Tanto più questo, quando si consideri che il Sindaco e il Presidente della Provincia sono espressamente definiti dalla legge come "responsabili dell’amministrazione" e che, almeno nella disciplina regionale siciliana, il Sindaco rappresenta l’organo a competenza generale per ogni "atto di amministrazione" che non sia espressamente attribuito ad altri uffici.

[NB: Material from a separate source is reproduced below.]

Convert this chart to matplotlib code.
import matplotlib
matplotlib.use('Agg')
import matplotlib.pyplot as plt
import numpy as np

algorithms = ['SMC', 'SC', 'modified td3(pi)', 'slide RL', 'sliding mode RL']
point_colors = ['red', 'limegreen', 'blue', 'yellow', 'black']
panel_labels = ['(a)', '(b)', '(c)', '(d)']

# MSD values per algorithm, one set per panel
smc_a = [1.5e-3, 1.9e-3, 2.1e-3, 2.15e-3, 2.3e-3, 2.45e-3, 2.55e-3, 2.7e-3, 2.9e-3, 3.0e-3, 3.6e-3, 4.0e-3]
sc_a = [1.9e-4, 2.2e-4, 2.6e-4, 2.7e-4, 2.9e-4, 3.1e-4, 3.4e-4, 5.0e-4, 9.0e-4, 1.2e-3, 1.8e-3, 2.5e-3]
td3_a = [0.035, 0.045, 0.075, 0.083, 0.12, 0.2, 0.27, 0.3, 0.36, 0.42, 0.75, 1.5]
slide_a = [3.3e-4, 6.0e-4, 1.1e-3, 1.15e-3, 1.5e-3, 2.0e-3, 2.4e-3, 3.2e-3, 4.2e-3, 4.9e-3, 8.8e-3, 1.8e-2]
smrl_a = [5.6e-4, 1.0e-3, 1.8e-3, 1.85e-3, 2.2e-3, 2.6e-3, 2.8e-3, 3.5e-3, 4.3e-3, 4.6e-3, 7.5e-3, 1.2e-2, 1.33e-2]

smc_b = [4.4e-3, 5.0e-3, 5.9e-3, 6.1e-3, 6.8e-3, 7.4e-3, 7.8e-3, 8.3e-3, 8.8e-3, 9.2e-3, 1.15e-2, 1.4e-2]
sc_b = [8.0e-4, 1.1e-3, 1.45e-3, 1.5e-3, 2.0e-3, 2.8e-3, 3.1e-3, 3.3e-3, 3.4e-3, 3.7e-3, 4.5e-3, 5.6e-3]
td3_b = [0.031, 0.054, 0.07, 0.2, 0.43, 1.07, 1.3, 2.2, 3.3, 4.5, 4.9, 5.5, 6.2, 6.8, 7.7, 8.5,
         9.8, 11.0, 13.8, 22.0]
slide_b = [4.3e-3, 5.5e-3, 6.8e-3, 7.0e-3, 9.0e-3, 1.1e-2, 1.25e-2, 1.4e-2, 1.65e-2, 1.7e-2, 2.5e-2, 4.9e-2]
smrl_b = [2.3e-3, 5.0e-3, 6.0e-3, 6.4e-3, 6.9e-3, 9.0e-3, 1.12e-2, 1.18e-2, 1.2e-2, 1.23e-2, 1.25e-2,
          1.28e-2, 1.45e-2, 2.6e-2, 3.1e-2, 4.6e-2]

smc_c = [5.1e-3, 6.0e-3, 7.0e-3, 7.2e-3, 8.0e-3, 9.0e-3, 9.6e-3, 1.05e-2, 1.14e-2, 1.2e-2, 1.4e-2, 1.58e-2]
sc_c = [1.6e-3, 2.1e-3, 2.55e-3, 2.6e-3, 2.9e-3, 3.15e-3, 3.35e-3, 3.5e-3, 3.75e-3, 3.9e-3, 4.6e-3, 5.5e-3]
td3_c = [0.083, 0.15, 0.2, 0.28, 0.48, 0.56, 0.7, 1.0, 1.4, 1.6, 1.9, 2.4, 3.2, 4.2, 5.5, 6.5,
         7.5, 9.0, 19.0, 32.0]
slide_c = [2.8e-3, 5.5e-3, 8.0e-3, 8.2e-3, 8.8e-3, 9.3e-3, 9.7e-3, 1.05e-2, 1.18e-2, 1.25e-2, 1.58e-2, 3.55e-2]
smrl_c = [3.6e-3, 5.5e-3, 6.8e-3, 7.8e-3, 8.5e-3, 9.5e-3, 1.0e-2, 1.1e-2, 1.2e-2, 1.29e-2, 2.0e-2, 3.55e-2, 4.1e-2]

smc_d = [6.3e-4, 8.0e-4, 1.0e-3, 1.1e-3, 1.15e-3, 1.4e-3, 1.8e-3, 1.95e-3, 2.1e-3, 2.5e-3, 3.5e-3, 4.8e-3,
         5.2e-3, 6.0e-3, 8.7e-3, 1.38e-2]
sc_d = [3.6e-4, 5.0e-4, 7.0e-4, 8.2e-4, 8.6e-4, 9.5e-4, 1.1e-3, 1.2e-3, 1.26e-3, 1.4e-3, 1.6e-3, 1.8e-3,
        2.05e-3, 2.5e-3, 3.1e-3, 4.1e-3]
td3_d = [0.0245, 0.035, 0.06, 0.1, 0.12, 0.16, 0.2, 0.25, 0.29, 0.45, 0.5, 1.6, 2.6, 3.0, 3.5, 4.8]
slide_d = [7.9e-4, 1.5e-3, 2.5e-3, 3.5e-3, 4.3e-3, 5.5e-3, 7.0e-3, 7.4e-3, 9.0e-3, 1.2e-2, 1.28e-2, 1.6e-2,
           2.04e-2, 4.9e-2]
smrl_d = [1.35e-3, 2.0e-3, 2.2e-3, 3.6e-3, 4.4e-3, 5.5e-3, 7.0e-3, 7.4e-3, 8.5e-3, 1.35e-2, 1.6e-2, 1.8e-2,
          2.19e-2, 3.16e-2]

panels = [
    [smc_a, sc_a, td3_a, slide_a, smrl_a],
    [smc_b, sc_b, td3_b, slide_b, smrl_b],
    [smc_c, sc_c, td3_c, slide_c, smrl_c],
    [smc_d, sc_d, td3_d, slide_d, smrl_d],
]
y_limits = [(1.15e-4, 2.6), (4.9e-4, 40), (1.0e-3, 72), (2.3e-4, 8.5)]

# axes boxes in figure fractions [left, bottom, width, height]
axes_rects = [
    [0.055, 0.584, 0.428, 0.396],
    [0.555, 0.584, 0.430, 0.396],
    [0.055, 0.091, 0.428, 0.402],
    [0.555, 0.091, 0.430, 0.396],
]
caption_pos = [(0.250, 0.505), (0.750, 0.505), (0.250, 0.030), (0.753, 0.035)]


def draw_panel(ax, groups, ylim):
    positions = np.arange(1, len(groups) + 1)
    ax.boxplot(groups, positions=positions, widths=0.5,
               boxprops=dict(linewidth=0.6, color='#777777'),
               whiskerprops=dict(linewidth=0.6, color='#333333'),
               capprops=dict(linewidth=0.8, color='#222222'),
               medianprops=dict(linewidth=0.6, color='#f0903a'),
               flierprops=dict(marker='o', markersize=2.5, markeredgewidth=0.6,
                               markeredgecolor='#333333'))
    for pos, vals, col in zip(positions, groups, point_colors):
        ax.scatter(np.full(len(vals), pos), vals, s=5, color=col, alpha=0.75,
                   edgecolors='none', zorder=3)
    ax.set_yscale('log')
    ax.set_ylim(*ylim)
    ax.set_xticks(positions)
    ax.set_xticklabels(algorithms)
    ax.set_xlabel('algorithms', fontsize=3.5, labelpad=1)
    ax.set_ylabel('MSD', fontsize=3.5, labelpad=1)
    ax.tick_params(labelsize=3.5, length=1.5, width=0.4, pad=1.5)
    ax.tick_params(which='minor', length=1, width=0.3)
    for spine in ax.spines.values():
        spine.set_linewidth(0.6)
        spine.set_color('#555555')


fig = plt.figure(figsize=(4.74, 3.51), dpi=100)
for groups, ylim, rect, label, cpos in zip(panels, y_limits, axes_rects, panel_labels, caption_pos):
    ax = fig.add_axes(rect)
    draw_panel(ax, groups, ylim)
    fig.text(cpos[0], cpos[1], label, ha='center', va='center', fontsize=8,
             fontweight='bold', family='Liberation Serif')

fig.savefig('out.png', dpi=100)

Se si tiene conto che la stragrande maggioranza delle amministrazioni locali sono, come si è più volte ricordato, di tipo c.d. "compatto", risulta chiara la tendenza a fare del Sindaco una sorta di "superdirigente", anche perchè, rispetto ad una dirigenza locale non particolarmente qualificata e quindi non legittimata per "competenza", il Sindaco finisce con il far valere quel plus di legittimazione democratica che ne determina la primazia nella gestione concreta dell’ente.

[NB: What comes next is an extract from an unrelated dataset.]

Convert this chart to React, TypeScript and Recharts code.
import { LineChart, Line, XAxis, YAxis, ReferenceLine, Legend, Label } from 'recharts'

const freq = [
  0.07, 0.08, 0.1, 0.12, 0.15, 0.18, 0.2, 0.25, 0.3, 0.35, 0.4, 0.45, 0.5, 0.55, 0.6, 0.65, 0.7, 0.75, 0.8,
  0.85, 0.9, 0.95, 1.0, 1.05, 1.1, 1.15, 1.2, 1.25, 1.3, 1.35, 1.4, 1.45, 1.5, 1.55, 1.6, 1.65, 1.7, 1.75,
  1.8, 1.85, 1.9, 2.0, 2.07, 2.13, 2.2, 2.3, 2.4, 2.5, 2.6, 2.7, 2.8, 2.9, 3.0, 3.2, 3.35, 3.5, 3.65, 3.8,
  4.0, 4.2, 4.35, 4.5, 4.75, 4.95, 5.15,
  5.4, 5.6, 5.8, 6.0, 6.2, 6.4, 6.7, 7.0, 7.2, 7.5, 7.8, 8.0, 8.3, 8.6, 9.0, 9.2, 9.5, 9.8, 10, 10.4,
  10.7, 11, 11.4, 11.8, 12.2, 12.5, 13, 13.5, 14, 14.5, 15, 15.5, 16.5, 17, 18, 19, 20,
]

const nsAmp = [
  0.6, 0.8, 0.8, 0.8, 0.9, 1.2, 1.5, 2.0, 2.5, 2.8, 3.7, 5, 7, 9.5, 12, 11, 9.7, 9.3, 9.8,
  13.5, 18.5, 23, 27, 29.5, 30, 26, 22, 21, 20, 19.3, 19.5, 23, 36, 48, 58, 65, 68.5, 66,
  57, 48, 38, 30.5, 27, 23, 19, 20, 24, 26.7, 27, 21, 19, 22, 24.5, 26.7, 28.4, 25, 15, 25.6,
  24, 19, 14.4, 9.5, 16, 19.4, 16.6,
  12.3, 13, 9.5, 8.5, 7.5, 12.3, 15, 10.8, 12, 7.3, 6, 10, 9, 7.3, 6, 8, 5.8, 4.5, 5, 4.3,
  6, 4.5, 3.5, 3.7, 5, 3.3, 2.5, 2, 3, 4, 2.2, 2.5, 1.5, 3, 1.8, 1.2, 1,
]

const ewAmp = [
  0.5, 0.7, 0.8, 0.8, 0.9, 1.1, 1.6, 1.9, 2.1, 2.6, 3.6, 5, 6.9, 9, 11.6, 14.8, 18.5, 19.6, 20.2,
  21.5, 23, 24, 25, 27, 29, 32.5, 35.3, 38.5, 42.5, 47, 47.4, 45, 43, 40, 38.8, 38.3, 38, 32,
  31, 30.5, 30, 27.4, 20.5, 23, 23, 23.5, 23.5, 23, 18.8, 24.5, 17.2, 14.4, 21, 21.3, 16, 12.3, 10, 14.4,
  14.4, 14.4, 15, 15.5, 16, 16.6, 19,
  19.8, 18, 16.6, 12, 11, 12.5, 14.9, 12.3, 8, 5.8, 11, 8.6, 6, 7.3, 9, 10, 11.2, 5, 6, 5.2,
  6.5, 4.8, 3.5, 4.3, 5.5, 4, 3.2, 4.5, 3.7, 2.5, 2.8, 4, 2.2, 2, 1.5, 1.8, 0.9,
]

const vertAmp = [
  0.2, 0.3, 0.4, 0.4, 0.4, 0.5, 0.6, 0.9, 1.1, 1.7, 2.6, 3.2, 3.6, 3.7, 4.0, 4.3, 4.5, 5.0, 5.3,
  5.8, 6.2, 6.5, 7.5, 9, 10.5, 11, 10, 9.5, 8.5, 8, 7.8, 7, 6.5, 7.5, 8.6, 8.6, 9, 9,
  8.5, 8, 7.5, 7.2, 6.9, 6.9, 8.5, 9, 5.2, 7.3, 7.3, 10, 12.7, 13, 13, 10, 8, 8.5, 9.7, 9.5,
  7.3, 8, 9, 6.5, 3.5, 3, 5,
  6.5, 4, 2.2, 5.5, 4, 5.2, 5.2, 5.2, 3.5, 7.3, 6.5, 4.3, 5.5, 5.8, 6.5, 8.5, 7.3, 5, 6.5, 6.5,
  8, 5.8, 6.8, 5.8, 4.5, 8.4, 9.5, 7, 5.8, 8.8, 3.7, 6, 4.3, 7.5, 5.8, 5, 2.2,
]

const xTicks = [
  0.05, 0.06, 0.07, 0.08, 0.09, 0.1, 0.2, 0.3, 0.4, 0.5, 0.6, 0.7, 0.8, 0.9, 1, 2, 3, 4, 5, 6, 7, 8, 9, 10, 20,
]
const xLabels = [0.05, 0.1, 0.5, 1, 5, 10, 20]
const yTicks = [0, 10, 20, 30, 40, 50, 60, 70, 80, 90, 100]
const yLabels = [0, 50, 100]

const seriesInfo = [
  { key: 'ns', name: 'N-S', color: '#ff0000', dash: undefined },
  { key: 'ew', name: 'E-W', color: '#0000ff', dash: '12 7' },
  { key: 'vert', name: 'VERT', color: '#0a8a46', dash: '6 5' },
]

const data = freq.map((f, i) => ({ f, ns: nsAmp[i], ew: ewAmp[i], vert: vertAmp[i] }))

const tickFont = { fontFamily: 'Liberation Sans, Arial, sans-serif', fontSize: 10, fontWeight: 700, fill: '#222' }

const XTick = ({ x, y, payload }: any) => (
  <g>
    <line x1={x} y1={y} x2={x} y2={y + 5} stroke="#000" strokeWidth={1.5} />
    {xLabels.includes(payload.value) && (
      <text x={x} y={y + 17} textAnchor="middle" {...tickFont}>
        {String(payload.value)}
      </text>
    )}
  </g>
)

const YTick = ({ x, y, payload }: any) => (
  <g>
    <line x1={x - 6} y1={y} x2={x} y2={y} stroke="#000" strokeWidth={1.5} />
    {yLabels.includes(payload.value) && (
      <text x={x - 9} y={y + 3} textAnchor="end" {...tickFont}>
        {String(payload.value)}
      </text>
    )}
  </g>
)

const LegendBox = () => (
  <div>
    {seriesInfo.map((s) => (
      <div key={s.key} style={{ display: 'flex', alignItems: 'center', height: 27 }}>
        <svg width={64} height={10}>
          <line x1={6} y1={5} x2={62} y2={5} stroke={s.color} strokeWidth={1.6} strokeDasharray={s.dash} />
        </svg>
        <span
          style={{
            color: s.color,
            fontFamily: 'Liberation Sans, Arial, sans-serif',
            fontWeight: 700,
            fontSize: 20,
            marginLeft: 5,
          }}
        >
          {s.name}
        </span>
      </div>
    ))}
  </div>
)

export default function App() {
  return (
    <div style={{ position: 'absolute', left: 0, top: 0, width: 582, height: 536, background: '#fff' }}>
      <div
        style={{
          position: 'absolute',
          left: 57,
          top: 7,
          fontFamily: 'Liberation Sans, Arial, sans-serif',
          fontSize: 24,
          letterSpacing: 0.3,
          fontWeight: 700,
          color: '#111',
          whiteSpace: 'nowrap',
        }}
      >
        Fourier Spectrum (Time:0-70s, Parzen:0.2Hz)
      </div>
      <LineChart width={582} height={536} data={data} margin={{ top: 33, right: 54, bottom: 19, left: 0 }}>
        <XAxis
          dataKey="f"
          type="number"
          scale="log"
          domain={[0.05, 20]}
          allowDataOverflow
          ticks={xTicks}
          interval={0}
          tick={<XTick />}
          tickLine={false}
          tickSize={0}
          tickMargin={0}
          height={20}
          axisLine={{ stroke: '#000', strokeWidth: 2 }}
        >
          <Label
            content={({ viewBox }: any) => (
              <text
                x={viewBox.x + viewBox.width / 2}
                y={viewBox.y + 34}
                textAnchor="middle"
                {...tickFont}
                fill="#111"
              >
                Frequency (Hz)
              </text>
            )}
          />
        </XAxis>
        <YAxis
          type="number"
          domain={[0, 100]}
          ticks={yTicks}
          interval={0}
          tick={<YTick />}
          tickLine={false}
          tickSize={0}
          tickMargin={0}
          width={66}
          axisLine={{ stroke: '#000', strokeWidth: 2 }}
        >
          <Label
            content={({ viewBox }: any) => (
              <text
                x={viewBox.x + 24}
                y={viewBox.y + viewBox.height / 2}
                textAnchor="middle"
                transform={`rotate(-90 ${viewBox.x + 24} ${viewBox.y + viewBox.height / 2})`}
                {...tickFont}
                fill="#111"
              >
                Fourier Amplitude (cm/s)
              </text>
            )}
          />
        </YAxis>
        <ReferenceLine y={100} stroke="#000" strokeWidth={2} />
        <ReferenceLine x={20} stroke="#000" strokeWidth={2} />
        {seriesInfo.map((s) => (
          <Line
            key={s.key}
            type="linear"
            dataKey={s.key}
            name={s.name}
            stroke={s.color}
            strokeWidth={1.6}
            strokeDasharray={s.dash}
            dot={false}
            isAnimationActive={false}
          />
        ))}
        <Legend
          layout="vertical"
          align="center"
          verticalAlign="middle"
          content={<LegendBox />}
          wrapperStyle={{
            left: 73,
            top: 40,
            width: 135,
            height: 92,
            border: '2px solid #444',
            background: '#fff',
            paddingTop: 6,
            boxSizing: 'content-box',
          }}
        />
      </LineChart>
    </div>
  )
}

Se inoltre si considera che, come si è visto, gli indirizzi prevalenti ritengono necessaria, ai fini dell’applicazione del decreto legislativo n. 29/1993, la preventiva conformazione ad esso delle norme statutarie, che peraltro debbono esser modificate anche nella prospettiva della elezione diretta del Sindaco, sembra probabile che tali due momenti finiscano per fondersi, determinando così, in concreto, una disciplina statutaria della dirigenza locale fortemente marcata dal penalizzante confronto con un organo di amministrazione iper-legittimato, quindi pervadente.

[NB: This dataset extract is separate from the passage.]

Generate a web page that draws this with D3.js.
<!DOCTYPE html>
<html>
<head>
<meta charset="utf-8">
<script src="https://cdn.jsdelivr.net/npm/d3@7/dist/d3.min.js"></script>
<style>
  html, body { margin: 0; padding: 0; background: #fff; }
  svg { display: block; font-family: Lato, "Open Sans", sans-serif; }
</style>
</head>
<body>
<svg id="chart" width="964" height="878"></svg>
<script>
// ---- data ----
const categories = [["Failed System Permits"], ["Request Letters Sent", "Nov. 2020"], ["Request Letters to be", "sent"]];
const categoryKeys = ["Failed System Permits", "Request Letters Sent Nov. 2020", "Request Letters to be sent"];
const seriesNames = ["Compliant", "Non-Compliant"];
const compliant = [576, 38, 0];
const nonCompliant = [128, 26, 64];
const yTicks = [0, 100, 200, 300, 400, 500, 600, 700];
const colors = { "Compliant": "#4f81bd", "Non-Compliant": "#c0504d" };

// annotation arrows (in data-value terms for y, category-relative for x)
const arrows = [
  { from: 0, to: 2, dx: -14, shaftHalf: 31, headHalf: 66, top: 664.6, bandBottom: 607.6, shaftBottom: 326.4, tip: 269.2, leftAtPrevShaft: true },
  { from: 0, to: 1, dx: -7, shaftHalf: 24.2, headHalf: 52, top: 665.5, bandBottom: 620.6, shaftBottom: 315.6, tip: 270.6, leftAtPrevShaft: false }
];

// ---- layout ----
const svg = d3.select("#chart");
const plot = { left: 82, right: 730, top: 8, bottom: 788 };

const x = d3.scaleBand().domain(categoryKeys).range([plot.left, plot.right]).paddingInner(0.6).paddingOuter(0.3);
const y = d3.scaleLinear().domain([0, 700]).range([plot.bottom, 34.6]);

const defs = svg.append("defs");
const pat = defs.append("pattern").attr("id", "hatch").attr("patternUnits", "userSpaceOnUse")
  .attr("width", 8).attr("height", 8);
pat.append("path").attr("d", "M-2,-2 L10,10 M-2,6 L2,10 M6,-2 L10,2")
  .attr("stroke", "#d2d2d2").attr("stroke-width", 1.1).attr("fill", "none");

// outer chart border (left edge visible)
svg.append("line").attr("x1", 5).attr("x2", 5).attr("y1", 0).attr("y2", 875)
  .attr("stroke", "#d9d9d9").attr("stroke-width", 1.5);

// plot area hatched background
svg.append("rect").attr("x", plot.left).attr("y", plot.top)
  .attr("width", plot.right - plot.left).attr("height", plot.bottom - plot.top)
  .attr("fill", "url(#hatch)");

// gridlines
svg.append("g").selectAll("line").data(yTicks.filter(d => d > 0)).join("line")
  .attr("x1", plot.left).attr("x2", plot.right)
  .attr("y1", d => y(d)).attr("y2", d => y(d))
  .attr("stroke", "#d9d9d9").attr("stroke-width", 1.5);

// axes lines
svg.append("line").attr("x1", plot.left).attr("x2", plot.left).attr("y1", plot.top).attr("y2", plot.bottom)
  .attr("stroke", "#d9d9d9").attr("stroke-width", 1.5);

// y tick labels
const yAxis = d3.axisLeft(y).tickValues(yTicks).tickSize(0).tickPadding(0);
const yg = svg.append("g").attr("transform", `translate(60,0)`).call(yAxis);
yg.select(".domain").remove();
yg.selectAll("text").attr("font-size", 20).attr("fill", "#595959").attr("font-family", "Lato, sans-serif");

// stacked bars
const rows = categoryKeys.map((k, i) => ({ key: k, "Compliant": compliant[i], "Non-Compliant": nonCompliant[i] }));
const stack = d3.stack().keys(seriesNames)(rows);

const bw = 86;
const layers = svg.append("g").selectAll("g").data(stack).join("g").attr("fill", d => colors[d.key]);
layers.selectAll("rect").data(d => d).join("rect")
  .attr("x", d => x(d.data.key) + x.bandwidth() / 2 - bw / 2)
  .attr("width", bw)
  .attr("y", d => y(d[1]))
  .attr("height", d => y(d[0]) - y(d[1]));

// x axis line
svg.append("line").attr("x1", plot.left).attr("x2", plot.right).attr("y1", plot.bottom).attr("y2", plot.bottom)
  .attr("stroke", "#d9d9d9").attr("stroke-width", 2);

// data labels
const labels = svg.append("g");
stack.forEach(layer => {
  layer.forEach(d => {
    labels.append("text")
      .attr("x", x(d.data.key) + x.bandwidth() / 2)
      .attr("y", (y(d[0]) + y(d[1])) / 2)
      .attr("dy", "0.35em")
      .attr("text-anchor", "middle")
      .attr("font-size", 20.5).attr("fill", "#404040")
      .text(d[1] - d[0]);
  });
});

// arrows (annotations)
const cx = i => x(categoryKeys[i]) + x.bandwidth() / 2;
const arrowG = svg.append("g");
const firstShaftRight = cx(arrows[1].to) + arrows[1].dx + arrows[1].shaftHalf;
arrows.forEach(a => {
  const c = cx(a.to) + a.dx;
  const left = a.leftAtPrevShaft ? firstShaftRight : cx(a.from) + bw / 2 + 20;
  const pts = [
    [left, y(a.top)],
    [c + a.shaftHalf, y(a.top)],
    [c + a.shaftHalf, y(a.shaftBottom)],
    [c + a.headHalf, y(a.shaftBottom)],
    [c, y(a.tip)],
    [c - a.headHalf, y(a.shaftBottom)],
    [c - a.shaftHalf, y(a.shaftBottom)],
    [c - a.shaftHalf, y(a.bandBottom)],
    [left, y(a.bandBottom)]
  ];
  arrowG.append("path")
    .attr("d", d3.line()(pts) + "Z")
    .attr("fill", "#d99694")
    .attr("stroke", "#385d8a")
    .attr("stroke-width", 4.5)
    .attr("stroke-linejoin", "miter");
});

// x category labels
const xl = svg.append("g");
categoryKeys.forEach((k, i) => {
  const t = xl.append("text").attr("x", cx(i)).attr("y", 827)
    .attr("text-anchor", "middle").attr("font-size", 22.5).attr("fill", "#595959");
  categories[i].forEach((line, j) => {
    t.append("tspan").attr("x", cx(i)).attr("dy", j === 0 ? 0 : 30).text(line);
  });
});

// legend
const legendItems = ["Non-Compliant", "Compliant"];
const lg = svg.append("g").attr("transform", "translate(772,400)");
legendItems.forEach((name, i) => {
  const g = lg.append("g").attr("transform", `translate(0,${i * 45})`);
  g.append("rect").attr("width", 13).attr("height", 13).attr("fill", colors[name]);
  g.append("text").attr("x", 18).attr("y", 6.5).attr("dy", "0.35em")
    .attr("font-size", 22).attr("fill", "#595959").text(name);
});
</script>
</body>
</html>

Vi fosse o meno, nei fautori della riforma elettorale, la consapevolezza di render assai più complicato il cammino della dirigenza locale verso una dimensione meno fantasmatica ed incerta, non v'è dubbio che tale riforma rappresenti un netto passo indietro su questa strada.

Le perplessità, dunque, invece di dissiparsi, crescono man mano che si procede, com’è forse inevitabile in un’epoca di profondo travaglio come l’attuale.

Nei Sonetten an Orpheus, agli inizi di questo secolo, Rilke scriveva che "Apollo non ha altari all’incrociarsi di due vie del cuore". E’ proprio qui, invece, che sembrano destinati a sorgere oggi gli altari di Temi.